• _Work to do_
Count lines with the string "diagram" in them. State the number alone.

• _Data lines_
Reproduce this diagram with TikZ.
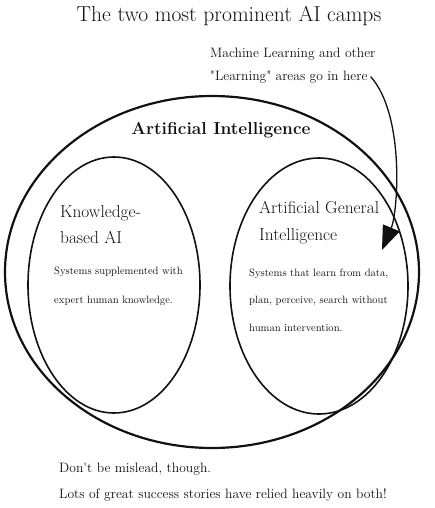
\documentclass[tikz,border=0pt]{standalone}
\usepackage{tikz}
\usetikzlibrary{arrows.meta,positioning,shapes.geometric}
\definecolor{inkblack}{HTML}{111111}
\tikzset{
  camp/.style       = {ellipse, draw=inkblack, line width=1.6pt, inner sep=0pt},
  field/.style      = {camp, line width=2.2pt},
  headline/.style   = {font=\fontsize{21.6}{26}\selectfont, text=inkblack, anchor=base, inner sep=0pt},
  remark/.style     = {font=\fontsize{13.6}{16}\selectfont, text=inkblack, anchor=base west, inner sep=0pt},
  field title/.style = {font=\bfseries\fontsize{17.3}{20}\selectfont, text=inkblack, anchor=base, inner sep=0pt},
  camp title/.style = {font=\fontsize{17.3}{20}\selectfont, text=inkblack, anchor=base west, inner sep=0pt},
  camp text/.style  = {font=\fontsize{10.6}{12}\selectfont, text=inkblack, anchor=base west, inner sep=0pt},
  pointer/.style    = {-{Triangle[length=24pt,width=18pt]}, inkblack, line width=1.3pt},
}

\begin{document}
\begin{tikzpicture}[x=1pt, y=-1pt]
    \useasboundingbox (0,0) rectangle (434,508);
    % the three camps
    \node[field, minimum width=414pt, minimum height=352pt] (ai) at (212,272) {};
    \node[camp, minimum width=172pt, minimum height=256pt] (kbai) at (114,285) {};
    \node[camp, minimum width=178pt, minimum height=256pt] (agi) at (319,286) {};
    % texts
    \node[headline] (title) at (229,22) {The two most prominent AI camps};
    \node[remark] (mlone) at (210,58) {Machine Learning and other};
    \node[remark] (mltwo) at ([yshift=-23pt]mlone.base west) {\textquotedbl Learning\textquotedbl{} areas go in here};
    \node[field title] (aititle) at (221,135) {Artificial Intelligence};
    \node[camp title] (kbone) at (60,217) {Knowledge-};
    \node[camp title] (kbtwo) at ([yshift=-26pt]kbone.base west) {based AI};
    \node[camp text] (kbtxtone) at (54,274) {Systems supplemented with};
    \node[camp text] (kbtxttwo) at ([yshift=-29pt]kbtxtone.base west) {expert human knowledge.};
    \node[camp title] (agione) at (259,213) {Artificial General};
    \node[camp title] (agitwo) at ([yshift=-27pt]agione.base west) {Intelligence};
    \node[camp text] (agitxtone) at (249,276) {Systems that learn from data,};
    \node[camp text] (agitxttwo) at ([yshift=-27.5pt]agitxtone.base west) {plan, perceive, search without};
    \node[camp text] (agitxtthree) at ([yshift=-27.5pt]agitxttwo.base west) {human intervention.};
    \node[remark] (endone) at (59,472) {Don\textquotesingle t be mislead, though.};
    \node[remark] (endtwo) at ([yshift=-26pt]endone.base west) {Lots of great success stories have relied heavily on both!};
    % where learning goes
    \coordinate (tip) at (382,250);
    \draw[pointer] ([xshift=3pt,yshift=1pt]mltwo.east) .. controls (405,115) and (398,212) .. (tip);
\end{tikzpicture}
\end{document}
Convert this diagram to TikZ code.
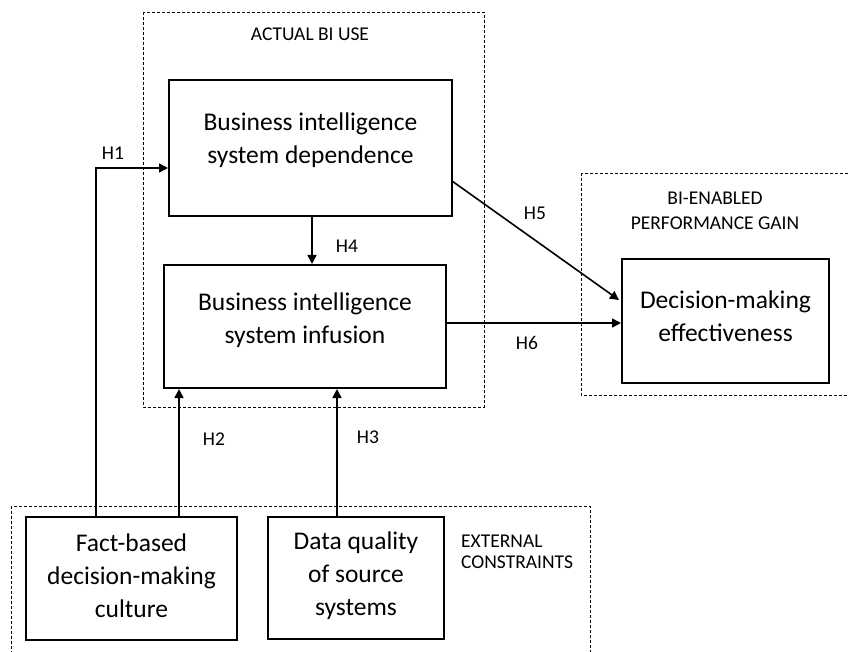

• _Expected answer_
2